═════ Input data
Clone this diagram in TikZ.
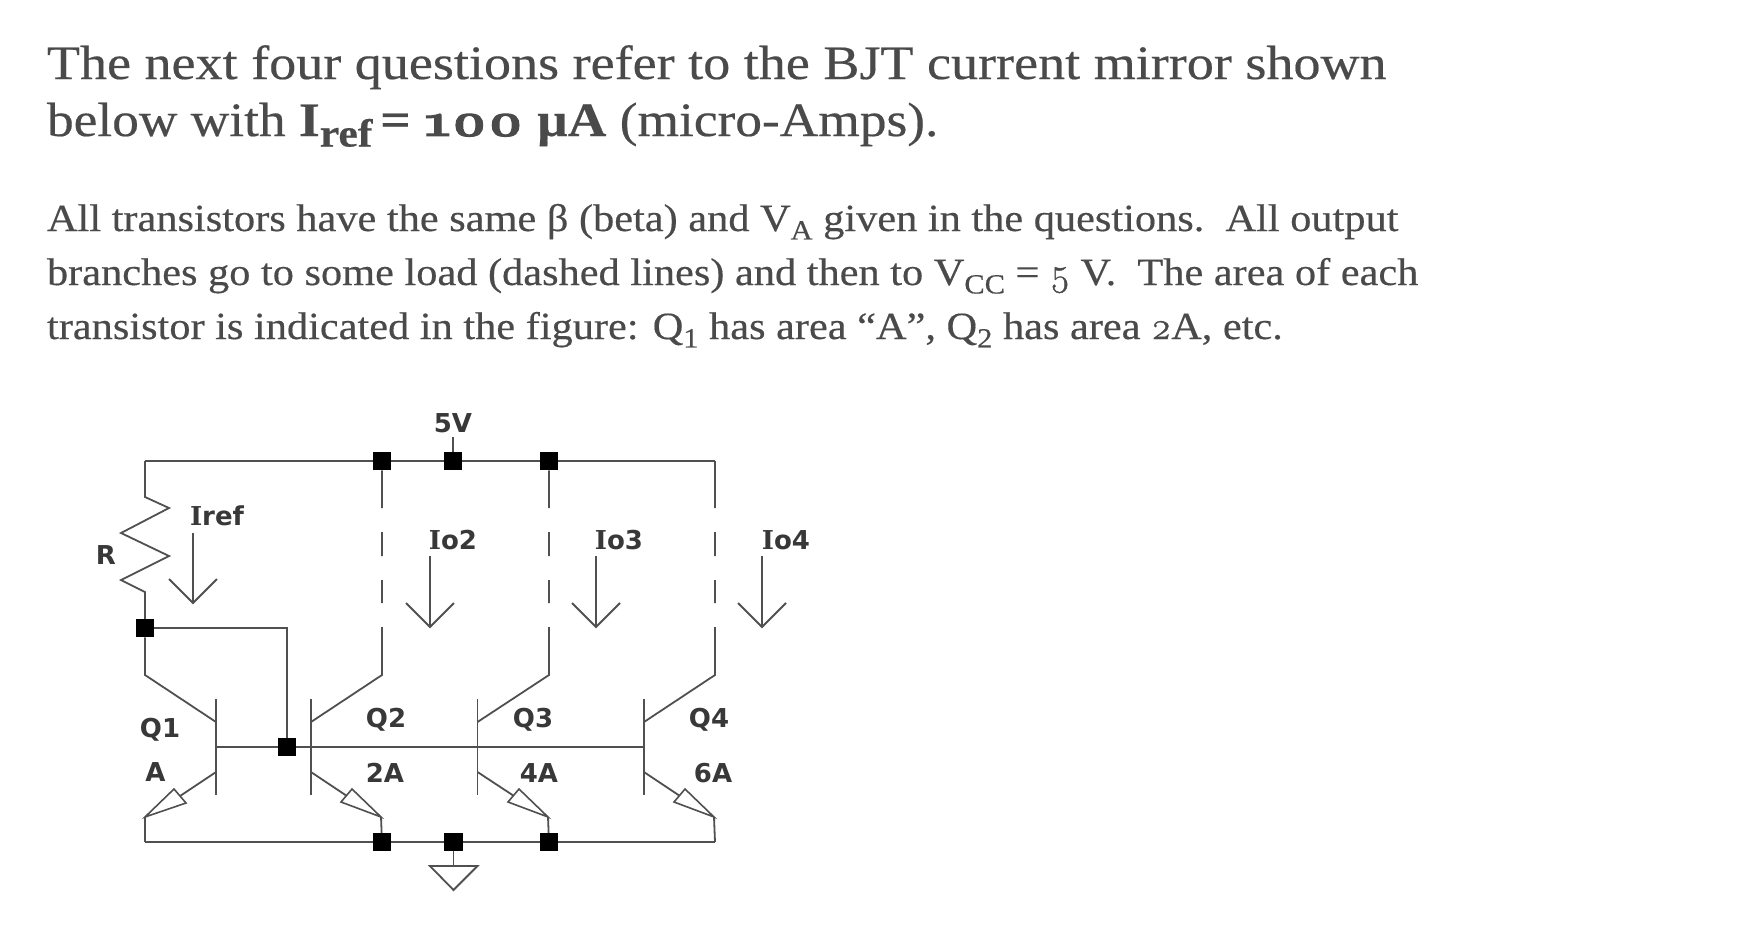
\documentclass[tikz,border=0pt]{standalone}
\usepackage{fontspec}
\usetikzlibrary{calc}
\setmainfont[FakeStretch=1.10,FakeBold=0.4,BoldFont={Liberation Serif Bold}]{Liberation Serif}
\newfontfamily\titlefont[FakeStretch=1.13,FakeBold=0.4,BoldFont={Liberation Serif Bold}]{Liberation Serif}
\newfontfamily\osnum[Numbers=OldStyle,FakeBold=1]{Latin Modern Roman}
\newfontfamily\osbold[Numbers=OldStyle,FakeBold=2,FakeStretch=1.2]{Latin Modern Roman}
\newfontfamily\labfont{DejaVu Sans}
\newfontfamily\labser{DejaVu Serif}
\definecolor{txt}{HTML}{4A4A4A}
\definecolor{wire}{HTML}{505050}
\newcommand{\subs}[1]{\raisebox{-0.22em}{\fontsize{0.72em}{1em}\selectfont #1}}
\newcommand{\subb}[1]{\raisebox{-0.22em}{\fontsize{0.82em}{1em}\selectfont #1}}
\tikzset{
  line/.style={txt,anchor=base west,inner sep=0pt,outer sep=0pt},
  titleline/.style={line,font=\titlefont\fontsize{48}{50}\selectfont},
  bodyline/.style={line,font=\fontsize{38.5}{40}\selectfont},
  wireline/.style={draw=wire,line width=2.2pt},
  thinwire/.style={draw=wire,line width=1.8pt},
  junction/.style={rectangle,fill=black,minimum size=18.5pt,inner sep=0pt,outer sep=0pt},
  lab/.style={text=black!78,font=\labfont\bfseries\fontsize{26}{28}\selectfont,inner sep=0pt},
  emit/.style={draw=wire,line width=1.6pt,fill=white,line join=miter}
}
\begin{document}
\begin{tikzpicture}[x=1pt,y=-1pt]
\useasboundingbox (0,0) rectangle (1760,934);
\fill[white] (0,0) rectangle (1760,934);
% text
\node[titleline,xscale=0.997,transform shape] (t1) at (47,79) {The next four questions refer to the BJT current mirror shown};
\node[titleline,xscale=0.984,transform shape] (t2) at (47,136) {below with \textbf{I\subb{ref}\,= {\osbold 100} µA} (micro-Amps).};
\node[bodyline] (b1) at (47,231) {All transistors have the same β (beta) and V\subs{A} given in the questions.\ \ All output};
\node[bodyline] (b2) at (47,285) {branches go to some load (dashed lines) and then to V\subs{CC} = {\osnum 5} V.\ \ The area of each};
\node[bodyline] (b3) at (47,339) {transistor is indicated in the figure: Q\subs{1} has area “A”, Q\subs{2} has area {\osnum 2}A, etc.};
% coordinates
\coordinate (tl) at (145,461);
\coordinate (tr) at (715,461);
\coordinate (bl) at (145,842);
\coordinate (br) at (715,842);
\node[junction] (j5a) at (382,461) {};
\node[junction] (j5v) at (453,461) {};
\node[junction] (j5b) at (549,461) {};
\node[junction] (jr) at (145,628) {};
\node[junction] (jb) at (287,747) {};
\node[junction] (j0a) at (382,842) {};
\node[junction] (j0g) at (453.5,842) {};
\node[junction] (j0b) at (549,842) {};
\coordinate (v5) at (453,437);
\coordinate (gt) at (453.5,866);
\coordinate (c1) at (145,675);
\coordinate (c2) at (382,675);
\coordinate (c3) at (549,675);
\coordinate (c4) at (715,675);
\coordinate (q1c) at (216,722);
\coordinate (q2c) at (311,722);
\coordinate (q3c) at (477.5,722);
\coordinate (q4c) at (644,722);
\coordinate (q1b) at (216,747);
\coordinate (q4b) at (644,747);
\coordinate (q1e) at (216,772);
\coordinate (q2e) at (311,772);
\coordinate (q3e) at (477.5,772);
\coordinate (q4e) at (644,772);
\coordinate (e1) at (145,817);
\coordinate (e2) at (381,817);
\coordinate (e3) at (548,817);
\coordinate (e4) at (714,817);
\coordinate (jbc) at (287,628);
% rails
\draw[wireline,line join=miter] (tl) -- (j5a) -- (j5v) -- (j5b) -- (tr);
\draw[wireline] (bl) -- (j0a) -- (j0g) -- (j0b) -- (br);
\draw[thinwire] (v5) -- (j5v);
\draw[thinwire] (j0g) -- (gt);
% resistor
\draw[thinwire,line join=miter] (tl) -- (145,497) -- (169,508) -- (121,533) -- (169,556) -- (121,580) -- (145,592) -- (jr);
\draw[thinwire] (jr) -- (c1) -- (q1c);
\draw[thinwire] (jr) -- (jbc) -- (jb);
% load columns with dashes
\draw[thinwire] (j5a) -- (382,508) (382,532) -- (382,556) (382,580) -- (382,603) (382,627) -- (c2) -- (q2c);
\draw[thinwire] (j5b) -- (549,508) (549,532) -- (549,556) (549,580) -- (549,603) (549,627) -- (c3) -- (q3c);
\draw[thinwire] (tr) -- (715,508) (715,532) -- (715,556) (715,580) -- (715,603) (715,627) -- (c4) -- (q4c);
% transistor bars and base
\foreach \x in {216,311,477.5,644} \draw[thinwire] (\x,699) -- (\x,795);
\draw[thinwire] (q1b) -- (jb) -- (q4b);
% emitters
\draw[thinwire] (q1e) -- (180,796);
\draw[emit] (e1) -- (174,789) -- (186,803) -- cycle;
\draw[thinwire] (q2e) -- ($(e2)+(-34,-21)$);
\draw[emit] (e2) -- ++(-29,-28) -- ++(-11,13) -- cycle;
\draw[thinwire] (q3e) -- ($(e3)+(-34,-21)$);
\draw[emit] (e3) -- ++(-29,-28) -- ++(-11,13) -- cycle;
\draw[thinwire] (q4e) -- ($(e4)+(-34,-21)$);
\draw[emit] (e4) -- ++(-29,-28) -- ++(-11,13) -- cycle;
\draw[thinwire] (e1) -- (bl);
\draw[thinwire] (e2) -- (j0a);
\draw[thinwire] (e3) -- (j0b);
\draw[thinwire] (e4) -- (br);
% ground
\draw[thinwire,line join=miter] (430,866) -- (477.5,866) -- (453.5,890) -- cycle;
% current arrows
\foreach \x/\t/\b in {193/533/603,430/556/627,596/556/627,762/556/627}{
  \draw[thinwire] (\x,\t) -- (\x,\b);
  \draw[thinwire,line join=miter] ($(\x,\b)+(-24,-24)$) -- (\x,\b) -- ($(\x,\b)+(24,-24)$);
}
% labels
\node[lab] (l5v) at (453,423) {5V};
\node[lab] (lr) at (106,555) {R};
\node[lab] (liref) at (217,516) {{\labser\bfseries I}ref};
\node[lab] (lio2) at (453,540) {{\labser\bfseries I}o2};
\node[lab] (lio3) at (619,540) {{\labser\bfseries I}o3};
\node[lab] (lio4) at (786,540) {{\labser\bfseries I}o4};
\node[lab] (lq1) at (160,730) {Q1};
\node[lab] (la) at (155.5,772) {A};
\node[lab] (lq2) at (386,720) {Q2};
\node[lab] (l2a) at (385,773) {2A};
\node[lab] (lq3) at (533,720) {Q3};
\node[lab] (l4a) at (539,773) {4A};
\node[lab] (lq4) at (709,720) {Q4};
\node[lab] (l6a) at (713,773) {6A};
\end{tikzpicture}
\end{document}
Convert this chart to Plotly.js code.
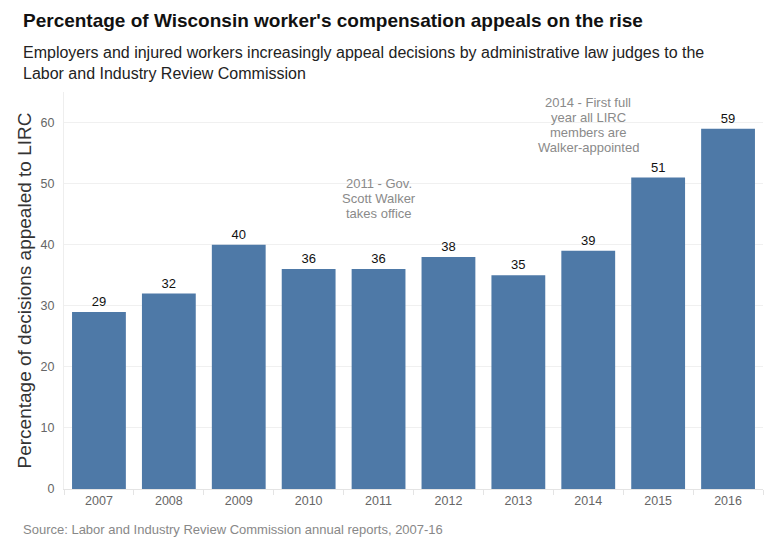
<!DOCTYPE html>
<html>
<head>
<meta charset="utf-8">
<script src="https://cdn.plot.ly/plotly-3.0.1.min.js"></script>
<style>
html,body{margin:0;padding:0;background:#fff;}
#chart{width:770px;height:549px;}
</style>
</head>
<body>
<div id="chart"></div>
<script>
var years = ["2007","2008","2009","2010","2011","2012","2013","2014","2015","2016"];
var percentAppealed = [29, 32, 40, 36, 36, 38, 35, 39, 51, 59];
var yTicks = [0, 10, 20, 30, 40, 50, 60];
var noteYears = ["2011", "2014"];
var noteLines = [
  ["2011 - Gov.", "Scott Walker", "takes office"],
  ["2014 - First full", "year all LIRC", "members are", "Walker-appointed"]
];
var noteLevels = [50.1, 63.2];

var font = "Arial, 'Liberation Sans', sans-serif";

var trace = {
  type: "bar",
  x: years,
  y: percentAppealed,
  marker: {color: "#4e79a7"},
  text: percentAppealed.map(String),
  textposition: "outside",
  textfont: {family: font, size: 13, color: "#111"},
  cliponaxis: false,
  hoverinfo: "x+y"
};

var annotations = [
  {xref: "paper", yref: "paper", x: -0.062, y: 1.179, xanchor: "left", yanchor: "middle",
   text: "<b>Percentage of Wisconsin worker's compensation appeals on the rise</b>",
   showarrow: false, font: {family: font, size: 19, color: "#111"}},
  {xref: "paper", yref: "paper", x: -0.062, y: 1.072, xanchor: "left", yanchor: "middle", align: "left",
   text: "Employers and injured workers increasingly appeal decisions by administrative law judges to the<br>Labor and Industry Review Commission",
   showarrow: false, font: {family: font, size: 16, color: "#222"}},
  {xref: "paper", yref: "paper", x: -0.062, y: -0.1008, xanchor: "left", yanchor: "middle",
   text: "Source: Labor and Industry Review Commission annual reports, 2007-16",
   showarrow: false, font: {family: font, size: 13, color: "#888"}}
];
for (var i = 0; i < noteYears.length; i++) {
  var idx = years.indexOf(noteYears[i]);
  for (var j = 0; j < noteLines[i].length; j++) {
    annotations.push({
      xref: "x", yref: "y", x: idx, y: noteLevels[i], xanchor: "center", yanchor: "middle",
      yshift: -15 * j,
      text: noteLines[i][j], showarrow: false, align: "center",
      font: {family: font, size: 13, color: "#8a8a8a"}
    });
  }
}

var layout = {
  width: 770, height: 549,
  margin: {l: 64, r: 7, t: 92, b: 60},
  paper_bgcolor: "#fff", plot_bgcolor: "#fff",
  bargap: 0.23,
  showlegend: false,
  xaxis: {
    type: "category",
    range: [-0.5, years.length - 0.5],
    tickson: "boundaries",
    ticks: "outside", ticklen: 5, tickcolor: "#e4e4e4",
    showline: true, linecolor: "#e4e4e4",
    showgrid: false,
    tickangle: 0,
    tickfont: {family: font, size: 12.5, color: "#666"}
  },
  yaxis: {
    range: [0, 65],
    tickvals: yTicks,
    showgrid: true, gridcolor: "#f0f0f0",
    zeroline: false,
    showline: true, linecolor: "#eeeeee",
    ticks: "",
    ticklabelstandoff: 6,
    tickfont: {family: font, size: 12.5, color: "#666"},
    title: {text: "Percentage of decisions appealed to LIRC", font: {family: font, size: 19, color: "#333"}, standoff: 3}
  },
  annotations: annotations
};

Plotly.newPlot("chart", [trace], layout, {displayModeBar: false, staticPlot: true});
</script>
</body>
</html>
══════════
#### Requirement
Find the lines holding "this" and list every one.

#### Exercise solution
Clone this diagram in TikZ.
Convert this chart to Plotly.js code.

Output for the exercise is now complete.